В изоляторе томились зэки, подозреваемые в убийствах стукачей. Следствие ничего не дало, и под влиянием лагерного настроения их приходилось постепенно выпускать обратно на лагпункт.

Тогда Мочеховский, вероятно, с разрешения чекистов, стал «бросать» отдельных подозреваемых в камеру, где прятались сбежавшие стукачи, для того, чтобы они снимали допрос своими силами, с применением пыток. Терроризм несет в себе зерно развала и уничтожения. В данном случае терроризм сработал против их системы: этим актом чекисты сами взорвали фундамент особлагов.

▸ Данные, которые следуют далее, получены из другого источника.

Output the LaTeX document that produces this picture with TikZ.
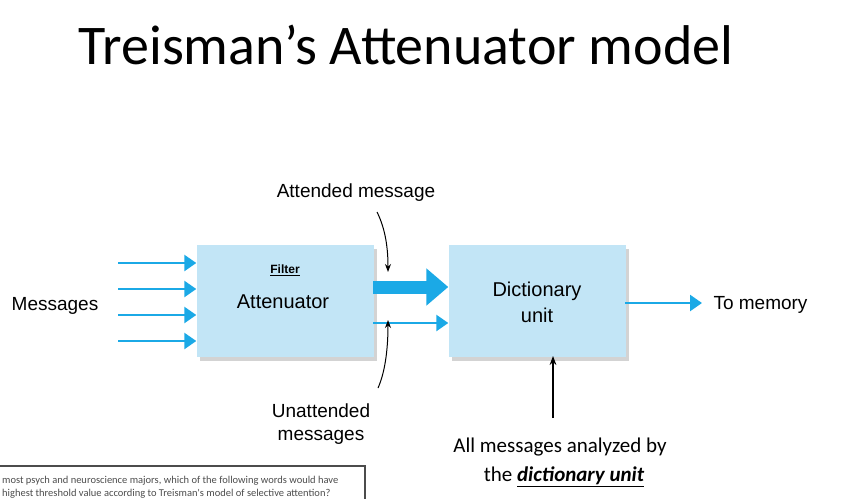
\documentclass[tikz,border=0pt]{standalone}
\usepackage{fontspec}
\setmainfont{Liberation Sans}
\newfontfamily\carl{Carlito}
\usetikzlibrary{arrows.meta,shadows}
\definecolor{boxblue}{HTML}{C2E5F6}
\definecolor{arrblue}{HTML}{1BA9E6}
\begin{document}
\begin{tikzpicture}[x=1pt,y=-1pt,
  blk/.style={fill=boxblue,minimum width=177pt,minimum height=112pt,inner sep=0pt,drop shadow={shadow xshift=3pt,shadow yshift=-4pt,opacity=0.35}},
  inarr/.style={draw=arrblue,line width=2.5pt,-{Triangle[length=12pt,width=16pt]}},
  bigarr/.style={draw=arrblue,line width=13pt,-{Triangle[length=22pt,width=36pt]}},
  lbl/.style={font=\fontsize{19}{23}\selectfont,align=center},
  curv/.style={draw=black,line width=1pt,-{Stealth[length=8pt]}}]
\useasboundingbox (0,0) rectangle (842,498);
\node[font=\carl\fontsize{56}{60}\selectfont] (title) at (406,45) {Treisman’s Attenuator model};
\node[blk] (att) at (285,301) {};
\node[blk] (dict) at (537,301) {};
\node[font=\bfseries\fontsize{12}{13}\selectfont] (filt) at (285,270) {\underline{Filter}};
\node[lbl,font=\fontsize{20}{24}\selectfont] (attl) at (283,302) {Attenuator};
\node[lbl,font=\fontsize{20}{26}\selectfont] (dictl) at (537,302) {Dictionary\\unit};
\node[lbl] (msg) at (55,306) {Messages};
\foreach \y/\n in {263/a,289/b,315/c,341/d}{
  \coordinate (s\n) at (118,\y);
  \draw[inarr] (s\n) -- (s\n -| att.west);
}
\coordinate (thk) at (373,287);
\draw[bigarr] (thk) -- (thk -| dict.west);
\coordinate (thn) at (373,323);
\draw[inarr] (thn) -- (thn -| dict.west);
\coordinate (mem0) at (625,303);
\coordinate (mem1) at (702,303);
\draw[inarr] (mem0) -- (mem1);
\node[lbl,anchor=west] (mem) at (710,305) {To memory};
\node[lbl] (attm) at (356,193) {Attended message};
\coordinate (a0) at (377,212);
\coordinate (a1) at (388,272);
\draw[curv] (a0) .. controls (386,230) and (388,250) .. (a1);
\node[lbl] (unatt) at (321,424) {Unattended\\messages};
\coordinate (u0) at (378,388);
\coordinate (u1) at (388,320);
\draw[curv] (u0) .. controls (386,370) and (388,345) .. (u1);
\coordinate (v0) at (553,418);
\draw[line width=1.4pt,-{Stealth[length=9pt]}] (v0) -- (553,356);
\node[font=\carl\fontsize{21}{24}\selectfont,align=center] (all) at (560,447) {All messages analyzed by};
\node[font=\carl\fontsize{21}{24}\selectfont] (the) at (564,477) {the \textbf{\textit{\underline{dictionary unit}}}};
\draw[line width=1.4pt,draw=black!70] (-2,466) -- (365,466) -- (365,500);
\node[font=\carl\fontsize{10.5}{13}\selectfont,anchor=west,text=black!70,align=left,inner sep=0pt] (q) at (2,487) {most psych and neuroscience majors, which of the following words would have\\highest threshold value according to Treisman's model of selective attention?};
\end{tikzpicture}
\end{document}
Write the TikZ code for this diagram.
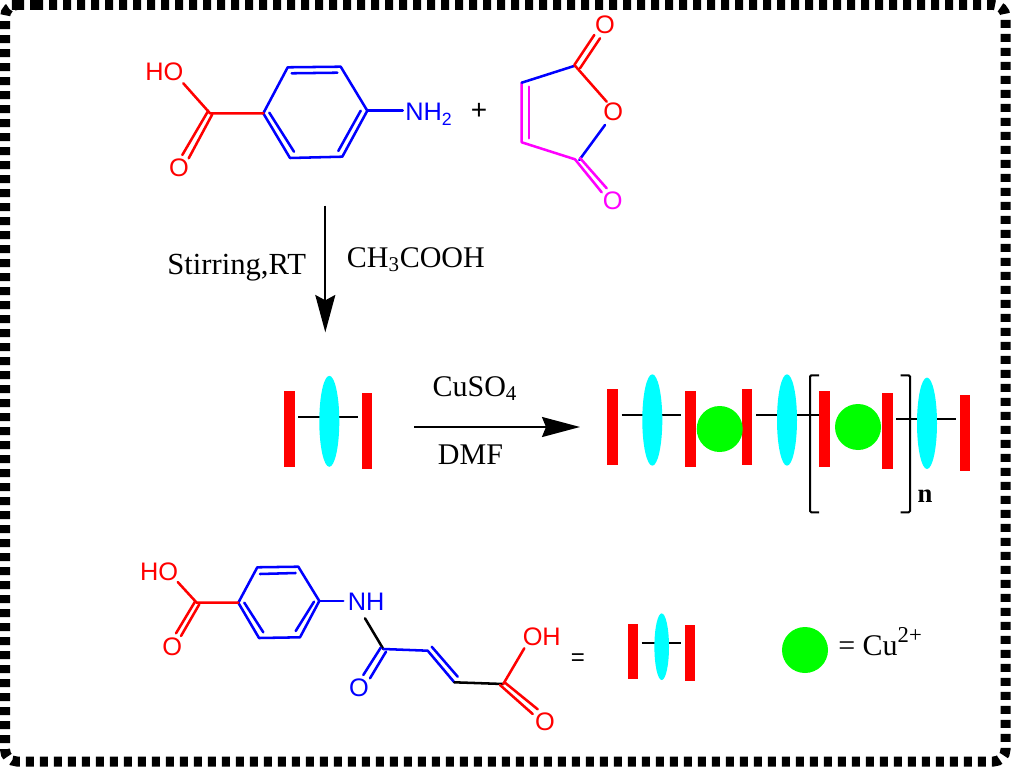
\documentclass[tikz,border=0pt]{standalone}
\usepackage{fontspec}
\setmainfont{Liberation Serif}
\newfontfamily\atomfont{Liberation Sans}
\usetikzlibrary{arrows.meta}
\definecolor{spacercyan}{RGB}{0,255,255}
\definecolor{ionlime}{RGB}{0,255,0}
\definecolor{anhpink}{RGB}{255,0,255}
\definecolor{barred}{RGB}{255,0,0}
\tikzset{
  bond/.style={line width=1.9pt,line cap=round,line join=round},
  atomlabel/.style={inner sep=0pt,anchor=base,font=\atomfont\fontsize{19}{19}\selectfont},
  reagent/.style={inner sep=0pt,anchor=base west,font=\fontsize{22.5}{24}\selectfont},
  linker/.style={line width=1.6pt},
  bracketline/.style={line width=1.5pt,rounded corners=1pt},
  rxnarrow/.style={line width=1.5pt,-{Stealth[length=28pt,width=15pt,inset=4pt]}},
  rxnarrowb/.style={line width=1.5pt,-{Stealth[length=28.5pt,width=15pt,inset=3pt]}}
}
\begin{document}
\begin{tikzpicture}[x=0.75pt,y=-0.75pt]
    \useasboundingbox (0,0) rectangle (1011,767);
    % frame
    \draw[line width=7.5pt,dash pattern=on 6pt off 4.5pt,rounded corners=9pt]
      (23,5) -- (1005.5,5) -- (1005.5,761.5) -- (5,761.5) -- (5,5) -- cycle;

    % aminobenzoic acid
    \coordinate (a1) at (263.3,113.3);
    \coordinate (a2) at (287.7,67.3);
    \coordinate (a3) at (340.7,66.7);
    \coordinate (a4) at (367.3,110.7);
    \coordinate (a5) at (342.3,156.7);
    \coordinate (a6) at (290,158);
    \coordinate (acarb) at (210,113.3);
    \node[atomlabel,barred] (aho) at (164.3,81) {HO};
    \node[atomlabel,barred] (aoxo) at (179,176) {O};
    \node[atomlabel,blue,anchor=base west] (anh) at (405,121) {NH\textsubscript{2}};
    \draw[bond,blue] (a1) -- (a2) -- (a3) -- (a4) -- (a5) -- (a6) -- cycle;
    \draw[bond,blue] (291.7,73.3) -- (337.3,72.7);
    \draw[bond,blue] (269.3,112.7) -- (294,151.7);
    \draw[bond,blue] (360.7,110.7) -- (338.3,151);
    \draw[bond,blue] (a4) -- (402.7,110.7);
    \draw[bond,barred] (a1) -- (acarb) -- (183.3,83.3);
    \draw[bond,barred] (208.3,110.7) -- (182.3,155);
    \draw[bond,barred] (212.3,114.3) -- (188.7,158.3);
    \node[atomlabel,anchor=base,font=\atomfont\fontsize{21}{21}\selectfont] (plus) at (479,119.5) {+};

    % maleic anhydride
    \coordinate (m1) at (521.7,82.7);
    \coordinate (m2) at (575,65.7);
    \coordinate (m3) at (575,159.3);
    \coordinate (m4) at (521.7,142.3);
    \node[atomlabel,barred] (mo) at (613.3,121) {O};
    \node[atomlabel,barred] (mtop) at (605,33.5) {O};
    \node[atomlabel,anhpink] (mbot) at (612.7,209) {O};
    \draw[bond,anhpink] (m1) -- (m4) -- (m3);
    \draw[bond,anhpink] (529,86.7) -- (529,138.3);
    \draw[bond,blue] (m1) -- (m2);
    \draw[bond,barred] (m2) -- (606.7,101.7);
    \draw[bond,blue] (605,125) -- (579.3,160);
    \draw[bond,barred] (574.3,65) -- (594.3,35);
    \draw[bond,barred] (580,68.3) -- (600,38.3);
    \draw[bond,anhpink] (575,159.3) -- (601.7,192.3);
    \draw[bond,anhpink] (580,158) -- (606.7,188.3);

    % first step
    \coordinate (stirtop) at (325.3,205.7);
    \coordinate (stirend) at (325.3,332.3);
    \draw[rxnarrow] (stirtop) -- (stirend);
    \node[reagent,font=\fontsize{23}{24}\selectfont] (stir) at (167,274.3) {Stirring,RT};
    \node[reagent] (acid) at (346.7,267.3) {CH\textsubscript{3}COOH};

    % ligand
    \draw[linker] (298.3,417.3) -- (358.3,417.3);
    \fill[barred] (284.3,391) rectangle (295,466.7);
    \fill[barred] (362,392.7) rectangle (372.3,468.7);
    \fill[spacercyan] (329.3,421.3) ellipse (10 and 45.5);

    % second step
    \coordinate (cutail) at (414.3,427);
    \coordinate (cuhead) at (580,427);
    \draw[rxnarrowb] (cutail) -- (cuhead);
    \node[reagent] (cuso) at (432.3,396.7) {CuSO\textsubscript{4}};
    \node[reagent] (dmf) at (437.7,464) {DMF};

    % polymer
    \draw[linker] (621.7,415.3) -- (681.3,415.3);
    \draw[linker] (756,415.3) -- (820,415.3);
    \draw[linker] (896.3,419.3) -- (956,419.3);
    \draw[bracketline] (819,375.3) -- (810,375.3) -- (810,512.3) -- (819,512.3);
    \draw[bracketline] (900.7,375.3) -- (910,375.3) -- (910,512.3) -- (900.7,512.3);
    \fill[barred] (607.3,389) rectangle (617.7,465);
    \fill[barred] (685,391) rectangle (695.7,466.7);
    \fill[barred] (742,389) rectangle (752.3,465);
    \fill[barred] (819.3,391) rectangle (830,466.7);
    \fill[barred] (882,392.7) rectangle (892.7,468.7);
    \fill[barred] (959.7,394.7) rectangle (970,470.7);
    \fill[spacercyan] (652.3,420) ellipse (10 and 45.7);
    \fill[spacercyan] (787,420) ellipse (10 and 45.7);
    \fill[spacercyan] (927,423.3) ellipse (10 and 45.7);
    \fill[ionlime] (719.7,429) circle (23);
    \fill[ionlime] (858,427) circle (23);
    \node[inner sep=0pt,anchor=base,font=\bfseries\fontsize{20}{20}\selectfont] (rep) at (925,502) {n};

    % product
    \coordinate (p1) at (238.3,602.7);
    \coordinate (p2) at (257.3,567.3);
    \coordinate (p3) at (298.3,566.7);
    \coordinate (p4) at (319.3,601);
    \coordinate (p5) at (300,637.3);
    \coordinate (p6) at (259,638);
    \coordinate (pcarb) at (196.7,602.7);
    \coordinate (pamide) at (383.3,649);
    \coordinate (pch) at (427.7,650.7);
    \coordinate (pchb) at (454.3,682.3);
    \coordinate (pacid) at (503.3,684);
    \node[atomlabel,barred] (pho) at (159,580) {HO};
    \node[atomlabel,barred] (poxo) at (172.3,655) {O};
    \node[atomlabel,blue,anchor=base west] (pnh) at (347.5,610.7) {NH};
    \node[atomlabel,blue] (poxb) at (359,696.7) {O};
    \node[atomlabel,barred,anchor=base west] (poh) at (522.5,645) {OH};
    \node[atomlabel,barred] (poxc) at (545,730.7) {O};
    \draw[bond,blue] (p1) -- (p2) -- (p3) -- (p4) -- (p5) -- (p6) -- cycle;
    \draw[bond,blue] (260,574) -- (295.7,573);
    \draw[bond,blue] (244.3,602.7) -- (263.3,632.3);
    \draw[bond,blue] (314,601.7) -- (295.7,631);
    \draw[bond,blue] (p4) -- (343.3,601);
    \draw[bond,barred] (p1) -- (pcarb) -- (177.7,582);
    \draw[bond,barred] (195,601.7) -- (176,633.3);
    \draw[bond,barred] (199.3,604.3) -- (181,636);
    \draw[bond] (365,618.3) -- (pamide);
    \draw[bond,blue] (380.7,647.7) -- (363.3,675);
    \draw[bond,blue] (386,651.7) -- (370,678.3);
    \draw[bond,blue] (pamide) -- (pch) -- (pchb);
    \draw[bond,blue] (431.7,646.7) -- (457.7,676.7);
    \draw[bond] (pchb) -- (pacid);
    \draw[bond,barred] (pacid) -- (524.3,648.3);
    \draw[bond,barred] (500,685) -- (532.7,714);
    \draw[bond,barred] (505,682.7) -- (537.7,709.3);

    % legend
    \node[inner sep=0pt,anchor=base,font=\atomfont\fontsize{18}{18}\selectfont] (eqa) at (578,665) {=};
    \draw[linker] (641.7,643.3) -- (680.7,643.3);
    \fill[barred] (627.7,624.3) rectangle (637.7,679.3);
    \fill[barred] (684.7,625.3) rectangle (694.7,681);
    \fill[spacercyan] (661.7,646.7) ellipse (7.3 and 33.3);
    \fill[ionlime] (805,650) circle (23);
    \node[reagent] (cuion) at (838,655.5) {= Cu\raisebox{.42em}{\fontsize{17}{17}\selectfont 2+}};
  \end{tikzpicture}
\end{document}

Крики и стоны пытаемых доносились до остальных камер изолятора. Дня через два сообщения о пытках дошли до лагпункта. 21 января 1952 года бригады мехмастерской, как всегда, пришли в зону последними, так как у работавших под крышей смена была более продолжительной. Я услышал характерный звук отдираемых от забора досок, сопутствующий пожару, когда выходил из столовой и прятал ложку в валенок. Описанный Солженицыным в рассказе «Один день Ивана Денисовича» бывший узник Бухенвальда, тугой на ухо зэка и то всполошился. Мы с ним переглянулись и быстро пошли в направлении шума. У линейки — центральной дороги, разделяющей лагерь подобно оси симметрии, — мы заметили черные фигуры, которые бегали и что-то кричали. Изолятор был рядом с вахтой, справа от нее, и я припустился в этом направлении. Мой спутник Клекшин отстал и, видимо, повернул налево, к нашему бараку. Зэки выламывали доски у забора, окружающего каменный изолятор, и, как тараном, пытались сбить решетки с окон в камере стукачей. Решетка не поддавалась, но тут подкатили бочку с горючим, которое употребляли для розжига печей (так как экибастузский уголь содержал до шестидесяти процентов золы и пользоваться им было крайне трудно). В камеру плеснули ведра три горючего. Поджечь не успели: заработали пулеметы на вышках, с линейки солдаты, вызванные из штаба, начали стрельбу из автоматов. Почти все участвующие в операции зэки, бывшие фронтовики, бросились врассыпную, пригнувшись, как во время перебежек в атаках. Через минуту уже никого не было. Положение зэков, проживавших в бараках слева, было рискованнее, так как надо было пересечь линейку, по которой строчили автоматчики. Поэтому мы короткими перебежками достигли дверей соседнего с изолятором барака, прозванного «Карабас» по имени знаменитой казахстанской пересылки. Мы ворвались в барак и остановились у притолоки.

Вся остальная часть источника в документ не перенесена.